According to SGA records, Street was accused of defacing another candidate’s campaign materials-essentially writing in between the candidate’s chalk reminders on the sidewalk near Commonwealth Hall.

“It was just really frustrating because we worked so hard and campaigned so hard and I really felt like we’d done such a great job at campaigning that it was hard to have it just be taken away over chalk,” Arbino said.

After they were removed from the ballot, Street and Arbino decided to appeal the elections committee’s decision.

“Honestly, I was really devastated but I knew there was an appeal process so I wasn’t going to give up,” Street said. “I was going to do everything I could possibly do and get my votes heard.”

Ultimately, Street was vindicated in the appeals trial, which was heard at 8 p.m. Wednesday night, a full day after the election had concluded. According to SGA records, the SGA elections committee opted to reinstate Street on the ballot, saying that removal would have been too “extreme.”

“It was really nerve-wracking, the entire trial, because it just it swung both ways so much,” Arbino said. “One second was really favoring the election committee side and then it would just seem like it was on our side.”

Street and Arbino said they were both relieved and excited to hear the outcome had worked out in the end.

“I sprinted outside and called Madelyn, I called my parents, called every single person that had been on my list of people to tell,” Arbino said. “I was just so excited because I wanted it so bad and I can’t wait to see all of the great opportunities it’s going to lead to.”

The change in election results, however, meant that Gosnell and Murphy were no longer SGA president and executive vice-president elects.

“I have not spoken with them [Gosnell & Murphy],” Street said. “I plan on sitting down and talking to them about everything and what they want to do for SGA next year.
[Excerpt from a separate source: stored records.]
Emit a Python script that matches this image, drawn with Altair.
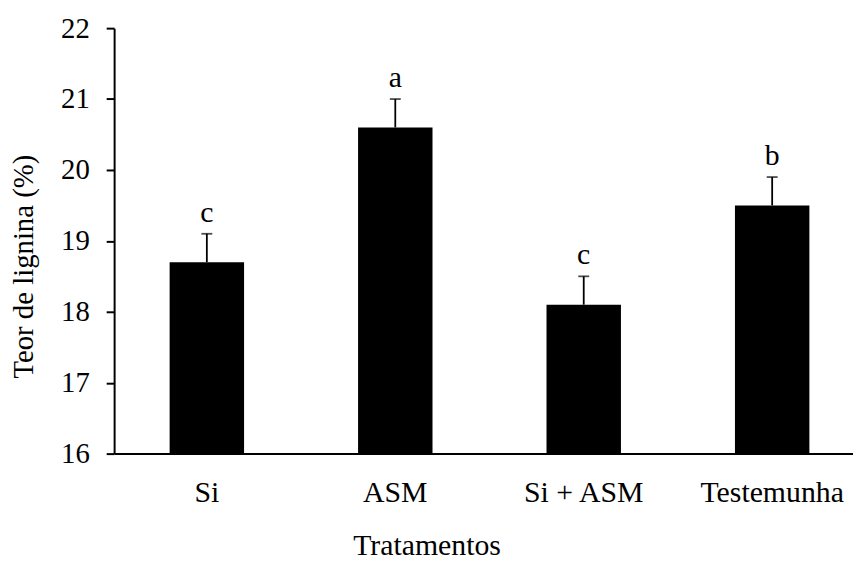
import altair as alt
import pandas as pd

tratamentos = ["Si", "ASM", "Si + ASM", "Testemunha"]
medias = [18.7, 20.6, 18.1, 19.5]
erros = [0.4, 0.4, 0.4, 0.4]
letras = ["c", "a", "c", "b"]

df = pd.DataFrame({
    "trat": tratamentos,
    "media": medias,
    "topo": [m + e for m, e in zip(medias, erros)],
    "letra": letras,
})

FONT = "Liberation Serif"
YT = "Teor de lignina (%)"
XT = "Tratamentos"

xs = alt.Scale(paddingInner=0.605, paddingOuter=0.263, align=0.56)
ys = alt.Scale(domain=[16, 22], nice=False, zero=False)


def X():
    return alt.X("trat:N", sort=tratamentos, title=XT, scale=xs)


def Y(field):
    return alt.Y(field, title=YT, scale=ys, axis=alt.Axis(values=[16, 17, 18, 19, 20, 21, 22], format="d"))


base = alt.Chart(df)
bars = base.mark_bar(color="black").encode(x=X(), y=Y("media:Q"), y2=alt.datum(16))
rule = base.mark_rule(color="black", strokeWidth=1.8).encode(x=X(), y=Y("media:Q"), y2="topo:Q")
cap = base.mark_tick(color="black", size=11, thickness=1.8).encode(x=X(), y=Y("topo:Q"))
txt = base.mark_text(font=FONT, fontSize=30, color="black", baseline="alphabetic", dy=-12).encode(
    x=X(), y=Y("topo:Q"), text="letra:N"
)

chart = (
    (bars + rule + cap + txt)
    .properties(
        width=745, height=429,
        autosize=alt.AutoSizeParams(type="none"),
        padding={"left": 107, "top": 18, "right": 0, "bottom": 110},
    )
    .configure_view(stroke=None)
    .configure_axis(
        grid=False, domainColor="black", domainWidth=2, tickColor="black", tickWidth=2,
        labelFont=FONT, labelColor="black", titleFont=FONT, titleColor="black",
        titleFontWeight="normal", titleFontSize=29,
    )
    .configure_axisX(
        labelAngle=0, tickSize=0, labelPadding=24, labelFontSize=30,
        titleX=315, titleY=102, titleBaseline="alphabetic", titleAlign="center", titleFontSize=30,
    )
    .configure_axisY(
        tickSize=8, labelPadding=17, labelFontSize=29,
        titleX=-82, titleY=240, titleBaseline="alphabetic", titleAlign="center", titleAngle=270,
    )
)

chart.save("out.html", embed_options={"renderer": "svg", "actions": False})
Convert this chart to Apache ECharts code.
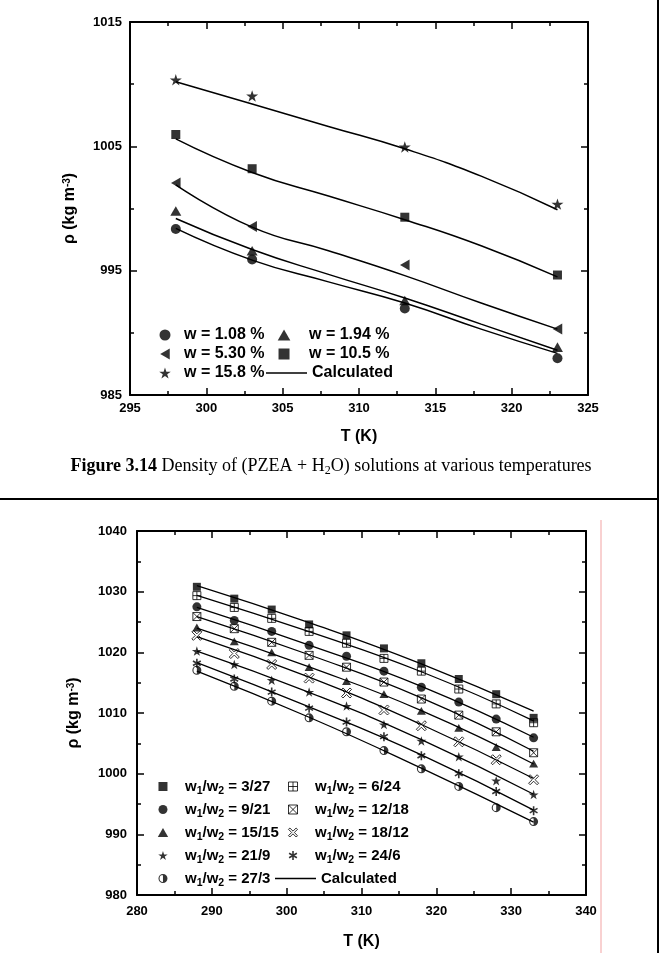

I want to keep them full and active members of the administration.”

Gosnell declined to comment when contacted by a Progress reporter.

Murphy, however, said he’s taking it in stride.

“I’m happy for Madelyn and Nichole,” Murphy said.

The change in the election’s results marks the second year in a row in which an appeals trial has had a significant impact on the final tally. Last year, Rachel Mollozzi and

Matthew White were removed from the ballot temporarily as they awaited an appeals trial for allegedly hung a poster closer to a computer lab than election bylaws allowed. They were later found not guilty and were then declared the winners, although not until after another ticket had already been announced as the victors.